Ainsi,en incluant la catégorie «Terrain» tout en limitant le montant des HLC considérées, ce segment «consommateur» cumule la majorité (63%) des HLC post-pandémiques. De plus, les HLC de moins de 25 k$ représentent 30% de ce segment, soit 19% des HLC post-pandémiques totales. La forte augmentation post-pandémique est similaire pour ce segment qui est passé de 1595 à 3940/an (mai 2023)  (+147 % en 3 ans). Le montant moyen des HLC post-pandémiques de ce segment est de près de 103,5 k$, mais si l’on s’intéresse uniquement aux 30% à moins de 25 k$, il est d’un peu plus de 13,2 k$.

Bien que le phénomène dans ce segment se soit montréalisé depuis la pandémie (les parts pré, puis post-pandémiques que cumulent Montréal et Laval sont passées de 36 à 49 %), il est bien présent partout au Québec, avec 32% cumulés dans les régions de Québec et des couronnes métropolitaines, puis 19 % dans le reste de la province. En proportion de la population, la moyenne québécoise est à 91 HLC par 100 000 habitants. À noter que dans ce segment, outre Montréal (143) et Laval (220), la région des Laurentides (126) est la seule région au-dessus de la moyenne. À l’inverse, les régions du Nord-du-Québec (0), du Bas-Saint-Laurent (23), de la Mauricie (28) et de l’Abitibi-Témiscamingue (28) sont celles où il y en a le moins, en proportion de la population. 

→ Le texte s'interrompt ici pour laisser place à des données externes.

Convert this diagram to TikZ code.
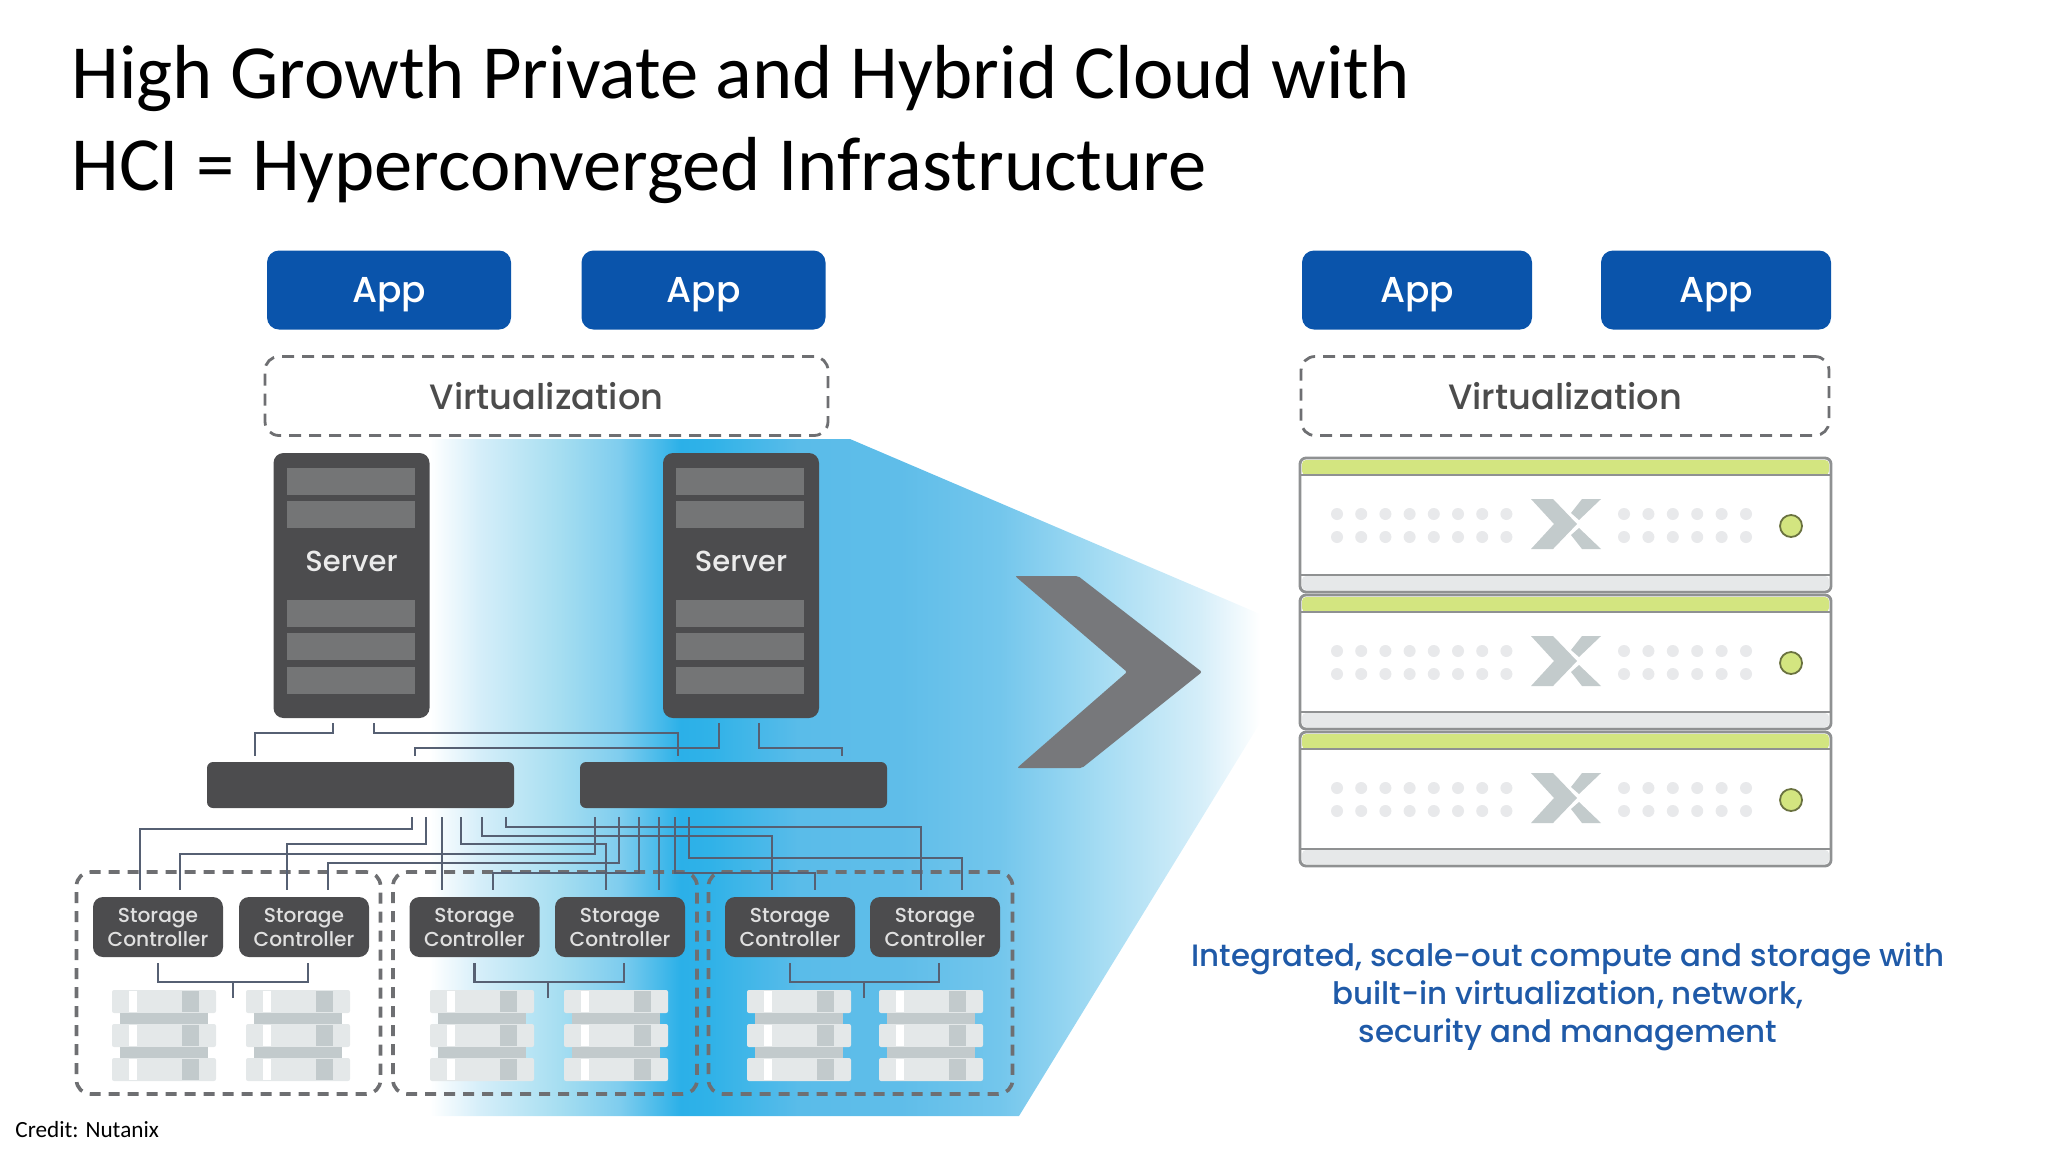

Pour conclure, sans même considérer les nombreux appels qu’elle reçoit à ce sujet, l’ACQC considère donc que ce problème est toujours d’actualité (et même en augmentation) et que son interprétation de celui-ci est toujours tout à fait compatible avec les données disponibles. Nous maintenons donc notre revendication d’interdire (au moins lorsqu’il est question d’un bâtiment ou terrain zoné résidentiel) l’inscription d’une HLC de 15 000 $ ou moins (seuil de la Cour des petites créances), ainsi que de moins de 20 000 $ (seuil de l’article 700 du Code de procédure civile) sur la résidence principale du débiteur. Notre analyse étant ciblée sur le type de cas qu’on nous dénonce régulièrement, je ne traiterai pas ici des nombreuses autres modifications souhaitées. Néanmoins, nous appuyons fortement les recommandations du rapport de la Chambre des notaires du Québec à ce sujet (2021) et réitérons que le ministre de la Justice, Simon Jolin-Barrette, devrait donner suite à sa promesse électorale de 2018 de modifier les règles de l’HLC.